Could President Trump end up being known to history as The Great Deregulator? It’s possible. Excerpt:
Few things have mattered more to libertarian policy activists over the past half-century than deregulation. Rolling back government restrictions on individual and corporate behavior, breaking up state-backed cartels, getting bureaucrats out of the price-setting business, and allowing private entities to compete for services routinely monopolized by government—these have long been fundamental goals of libertarian organizations including Reason Foundation, the 501(c)(3) nonprofit that publishes this magazine and engages in public policy research that promotes choice and competition. The reasons for eliminating federal regulations can be many: Well-intended rules frequently result in harmful unintended consequences, time and money directed to compliance or workarounds could often be better spent elsewhere, and one-size-fits-all decrees from Washington rarely incorporate the kind of local knowledge that individuals and companies possess about how their own business works best. Libertarians have made these arguments early and often to every new president, but since the deregulatory salad days of Jimmy Carter and Ronald Reagan, few administrations have applied these insights into their policy making.
But as the initial shock of the 2016 election results gave way to the normal D.C. stuff of transition teams, Cabinet nominees, and policy rollouts, the city’s libertarian policy wonks began to rub their eyes and adjust to a surprising new vision: a Trump administration that was stocking up on faces who have long worked to expand freedom by contracting the regulatory state.
“I don’t think that we ever envisioned that we would be supplying staffers to this semi-free market, semi-populist president,” Frayda Levin, board chair of Americans for Prosperity and a Reason Foundation donor, told Politico in December. “But we’re happy that he’s picking people who have that free market background, particularly because on many issues, he is a blank slate, so anybody with expertise is in an amazing position to shape his agenda.”
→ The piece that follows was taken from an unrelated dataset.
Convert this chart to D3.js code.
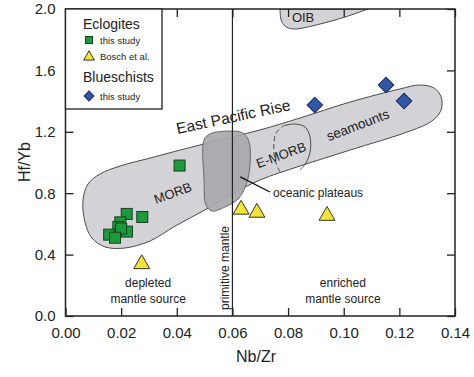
<!DOCTYPE html>
<html lang="en">
<head>
<meta charset="utf-8">
<title>Hf/Yb vs Nb/Zr</title>
<script src="https://cdn.jsdelivr.net/npm/d3@7"></script>
<style>
  body { margin: 0; background: #fff; }
  text { font-family: "Liberation Sans", Arial, sans-serif; fill: #222; }
</style>
</head>
<body>
<script>
var w = 474, h = 377;
var margin = {left: 65.5, right: 19, top: 9, bottom: 61};

// tick values
var xTicks = [0, 0.02, 0.04, 0.06, 0.08, 0.10, 0.12, 0.14];
var yTicks = [0, 0.4, 0.8, 1.2, 1.6, 2.0];

// samples [Nb/Zr, Hf/Yb]
var eclogites = [[0.041, 0.98], [0.022, 0.665], [0.0276, 0.645], [0.0197, 0.61],
                 [0.0190, 0.58], [0.0221, 0.55], [0.0157, 0.53], [0.0200, 0.57], [0.0178, 0.51]];
var bosch = [[0.0274, 0.345], [0.0631, 0.70], [0.0688, 0.68], [0.094, 0.66]];
var blueschists = [[0.0896, 1.375], [0.1152, 1.505], [0.1217, 1.40]];

// field outlines
var eprField = [[0.0081, 0.86], [0.0124, 0.925], [0.0196, 0.977], [0.0304, 1.029], [0.0412, 1.081],
                [0.0555, 1.147], [0.0699, 1.212], [0.0843, 1.29], [0.1023, 1.394], [0.1202, 1.479],
                [0.1274, 1.505], [0.1325, 1.485], [0.135, 1.427], [0.135, 1.342], [0.1317, 1.27],
                [0.1238, 1.205], [0.1023, 1.081], [0.0843, 0.977], [0.0699, 0.886], [0.0591, 0.788],
                [0.0501, 0.691], [0.0394, 0.586], [0.0304, 0.489], [0.0214, 0.443], [0.0142, 0.45],
                [0.0095, 0.508], [0.007, 0.612], [0.0063, 0.756]];
var plateauField = [[0.0498, 1.147], [0.0519, 1.186], [0.0591, 1.205], [0.0638, 1.192], [0.066, 1.134],
                    [0.0663, 0.984], [0.0649, 0.853], [0.062, 0.762], [0.0573, 0.71], [0.0527, 0.684],
                    [0.0505, 0.723], [0.0498, 0.886]];
var emorbDashed = [[0.0771, 0.938], [0.0753, 1.016], [0.0749, 1.114], [0.0757, 1.192], [0.0782, 1.238]];
var emorbSolid = [[0.0782, 1.238], [0.0825, 1.251], [0.0861, 1.231], [0.0879, 1.166],
                  [0.0879, 1.068], [0.0864, 0.997], [0.0843, 0.951]];
var oibField = [[0.0771, 2.0], [0.0775, 1.928], [0.0789, 1.889], [0.0818, 1.87],
                [0.0915, 1.902], [0.1005, 1.948], [0.1087, 2.0]];
var plateauLeader = [[0.0628, 0.906], [0.0735, 0.808]];
var primitiveMantle = 0.06;

var xScale = d3.scaleLinear().domain([0, 0.14]).range([margin.left, w - margin.right]);
var yScale = d3.scaleLinear().domain([0, 2.0]).range([h - margin.bottom, margin.top]);

var svg = d3.select("body").append("svg")
    .attr("width", w)
    .attr("height", h);

svg.append("defs").append("clipPath").attr("id", "plot")
    .append("rect")
    .attr("x", xScale(0)).attr("y", yScale(2))
    .attr("width", xScale(0.14) - xScale(0))
    .attr("height", yScale(0) - yScale(2));

var fields = svg.append("g").attr("clip-path", "url(#plot)");

var closedLine = d3.line()
    .x(function(d){ return xScale(d[0]); })
    .y(function(d){ return yScale(d[1]); })
    .curve(d3.curveCatmullRomClosed.alpha(0.5));
var openLine = d3.line()
    .x(function(d){ return xScale(d[0]); })
    .y(function(d){ return yScale(d[1]); })
    .curve(d3.curveCatmullRom.alpha(0.5));

fields.append("path")
    .attr("d", closedLine(eprField))
    .attr("fill", "#d3d3d7")
    .attr("stroke", "#4a4a4a")
    .attr("stroke-width", 1);

fields.append("path")
    .attr("d", closedLine(plateauField))
    .attr("fill", "#a7a7ad")
    .attr("fill-opacity", 0.92)
    .attr("stroke", "#6a6a6e")
    .attr("stroke-width", 1);

fields.append("path")
    .attr("d", openLine(emorbDashed))
    .attr("fill", "none")
    .attr("stroke", "#4a4a4a")
    .attr("stroke-dasharray", "5,3");
fields.append("path")
    .attr("d", openLine(emorbSolid))
    .attr("fill", "none")
    .attr("stroke", "#4a4a4a");

fields.append("path")
    .attr("d", openLine(oibField) + "Z")
    .attr("fill", "#d3d3d7")
    .attr("stroke", "#4a4a4a");

// primitive mantle line
svg.append("line")
    .attr("x1", xScale(primitiveMantle)).attr("x2", xScale(primitiveMantle))
    .attr("y1", yScale(0)).attr("y2", yScale(2))
    .attr("stroke", "#222")
    .attr("stroke-width", 1.2);

svg.append("line")
    .attr("x1", xScale(plateauLeader[0][0])).attr("y1", yScale(plateauLeader[0][1]))
    .attr("x2", xScale(plateauLeader[1][0])).attr("y2", yScale(plateauLeader[1][1]))
    .attr("stroke", "#111")
    .attr("stroke-width", 1.3);

// axes, ticks pointing inward
var fmtX = d3.format(".2f"), fmtY = d3.format(".1f");
var axisB = svg.append("g")
    .attr("transform", "translate(0," + yScale(0) + ")")
    .call(d3.axisBottom(xScale).tickValues(xTicks).tickFormat(fmtX).tickSizeInner(-8).tickSizeOuter(0).tickPadding(11));
var axisL = svg.append("g")
    .attr("transform", "translate(" + xScale(0) + ",0)")
    .call(d3.axisLeft(yScale).tickValues(yTicks).tickFormat(fmtY).tickSizeInner(-8).tickSizeOuter(0).tickPadding(10));
var axisT = svg.append("g")
    .attr("transform", "translate(0," + yScale(2) + ")")
    .call(d3.axisTop(xScale).tickValues(xTicks).tickFormat("").tickSizeInner(-8).tickSizeOuter(0));
var axisR = svg.append("g")
    .attr("transform", "translate(" + xScale(0.14) + ",0)")
    .call(d3.axisRight(yScale).tickValues(yTicks).tickFormat("").tickSizeInner(-8).tickSizeOuter(0));

[axisB, axisL, axisT, axisR].forEach(function(a){
    a.select(".domain").remove();
    a.selectAll("line").attr("stroke", "#222").attr("stroke-width", 1.3);
    a.selectAll("text").attr("font-size", "15px").attr("fill", "#222")
        .attr("font-family", "'Liberation Sans', Arial, sans-serif");
});

svg.append("rect")
    .attr("x", xScale(0)).attr("y", yScale(2))
    .attr("width", xScale(0.14) - xScale(0))
    .attr("height", yScale(0) - yScale(2))
    .attr("fill", "none")
    .attr("stroke", "#222")
    .attr("stroke-width", 1.5);

// markers
var tri = d3.symbol().type(d3.symbolTriangle).size(110);
var sq = 11;

svg.selectAll("rect.ecl")
    .data(eclogites)
    .enter()
    .append("rect")
    .attr("class", "ecl")
    .attr("x", function(d){ return xScale(d[0]) - sq / 2; })
    .attr("y", function(d){ return yScale(d[1]) - sq / 2; })
    .attr("width", sq).attr("height", sq)
    .attr("fill", "#1e9a3e")
    .attr("stroke", "#16401c")
    .attr("stroke-width", 1);

svg.selectAll("path.bosch")
    .data(bosch)
    .enter()
    .append("path")
    .attr("class", "bosch")
    .attr("d", tri)
    .attr("transform", function(d){ return "translate(" + xScale(d[0]) + "," + (yScale(d[1]) + 1) + ")"; })
    .attr("fill", "#f4e436")
    .attr("stroke", "#333")
    .attr("stroke-width", 1);

svg.selectAll("rect.blue")
    .data(blueschists)
    .enter()
    .append("rect")
    .attr("class", "blue")
    .attr("x", -5.5).attr("y", -5.5)
    .attr("width", 11).attr("height", 11)
    .attr("transform", function(d){ return "translate(" + xScale(d[0]) + "," + yScale(d[1]) + ") rotate(45)"; })
    .attr("fill", "#3257a6")
    .attr("stroke", "#1b2b5a")
    .attr("stroke-width", 1);

// field labels
function label(txt, x, y, size, angle, anchor, dy) {
    var px = xScale(x), py = yScale(y);
    svg.append("text")
        .attr("x", px).attr("y", py)
        .attr("dy", dy || 0)
        .attr("text-anchor", anchor || "middle")
        .attr("font-size", size + "px")
        .attr("transform", angle ? "rotate(" + angle + "," + px + "," + py + ")" : null)
        .text(txt);
}
label("East Pacific Rise", 0.0607, 1.264, 15.5, -12);
label("MORB", 0.0386, 0.801, 13, -20, "middle", "0.35em");
label("E-MORB", 0.0775, 1.049, 13, -20, "middle", "0.35em");
label("seamounts", 0.1051, 1.244, 13.5, -21, "middle", "0.35em");
label("oceanic plateaus", 0.0746, 0.775, 12, 0, "start");
label("OIB", 0.0854, 1.948, 13, 0, "middle", "0.35em");
label("primitive mantle", 0.0589, 0.313, 12, -90);
label("depleted", 0.0297, 0.191, 12);
label("mantle source", 0.0297, 0.085, 12);
label("enriched", 0.0997, 0.191, 12);
label("mantle source", 0.0997, 0.085, 12);

// axis titles
svg.append("text")
    .attr("x", 256).attr("y", 362)
    .attr("text-anchor", "middle")
    .attr("font-size", "16px")
    .text("Nb/Zr");
svg.append("text")
    .attr("transform", "translate(30,162) rotate(-90)")
    .attr("text-anchor", "middle")
    .attr("font-size", "16px")
    .text("Hf/Yb");

// legend
var lg = svg.append("g");
lg.append("rect")
    .attr("x", xScale(0)).attr("y", yScale(2))
    .attr("width", 96.5).attr("height", 100)
    .attr("fill", "#fff")
    .attr("stroke", "#222")
    .attr("stroke-width", 1.3);
lg.append("text").attr("x", 83).attr("y", 29).attr("font-size", "14px").text("Eclogites");
lg.append("rect").attr("x", 85.5).attr("y", 36.5).attr("width", 7).attr("height", 7)
    .attr("fill", "#1e9a3e").attr("stroke", "#16401c");
lg.append("text").attr("x", 100).attr("y", 44).attr("font-size", "9.5px").text("this study");
lg.append("path").attr("d", d3.symbol().type(d3.symbolTriangle).size(50))
    .attr("transform", "translate(89,57)")
    .attr("fill", "#f4e436").attr("stroke", "#333");
lg.append("text").attr("x", 100).attr("y", 60).attr("font-size", "9.5px").text("Bosch et al.");
lg.append("text").attr("x", 83).attr("y", 82).attr("font-size", "14px").text("Blueschists");
lg.append("rect").attr("x", -3.5).attr("y", -3.5).attr("width", 7).attr("height", 7)
    .attr("transform", "translate(89,96) rotate(45)")
    .attr("fill", "#3257a6").attr("stroke", "#1b2b5a");
lg.append("text").attr("x", 100).attr("y", 100).attr("font-size", "9.5px").text("this study");
</script>
</body>
</html>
I voted for Trump, like many other libertarians, mostly for one reason: Supreme Court picks. His appointment of Neil Gorsuch validated that decision, and it’s likely he’ll get to appoint at least one more justice, leading to a right-leaning Court for quite a while to come. But any deregulation that the Trump Administration comes up with is icing on the cake.
Fans of Imperial regulation of, well, almost everything, have been shitting their pants at almost every Trump tweet and off-the-cuff comment since he was inaugurated, and it’s been a thing to see.
Full disclosure: My consulting business predominantly helps companies deal with their Imperial regulatory burden – and, yes, the irony of that is not lost on me. So I’ve got a pretty good idea of what the regulatory burden costs companies. (I’ve been in the industry damn near 30 years; I don’t come cheap.) If President Trump can eliminate, say, 25% of the regulatory burden on businesses, watch for an economic explosion.
And if that happens, watch for President Trump to cruise to re-election in 2020.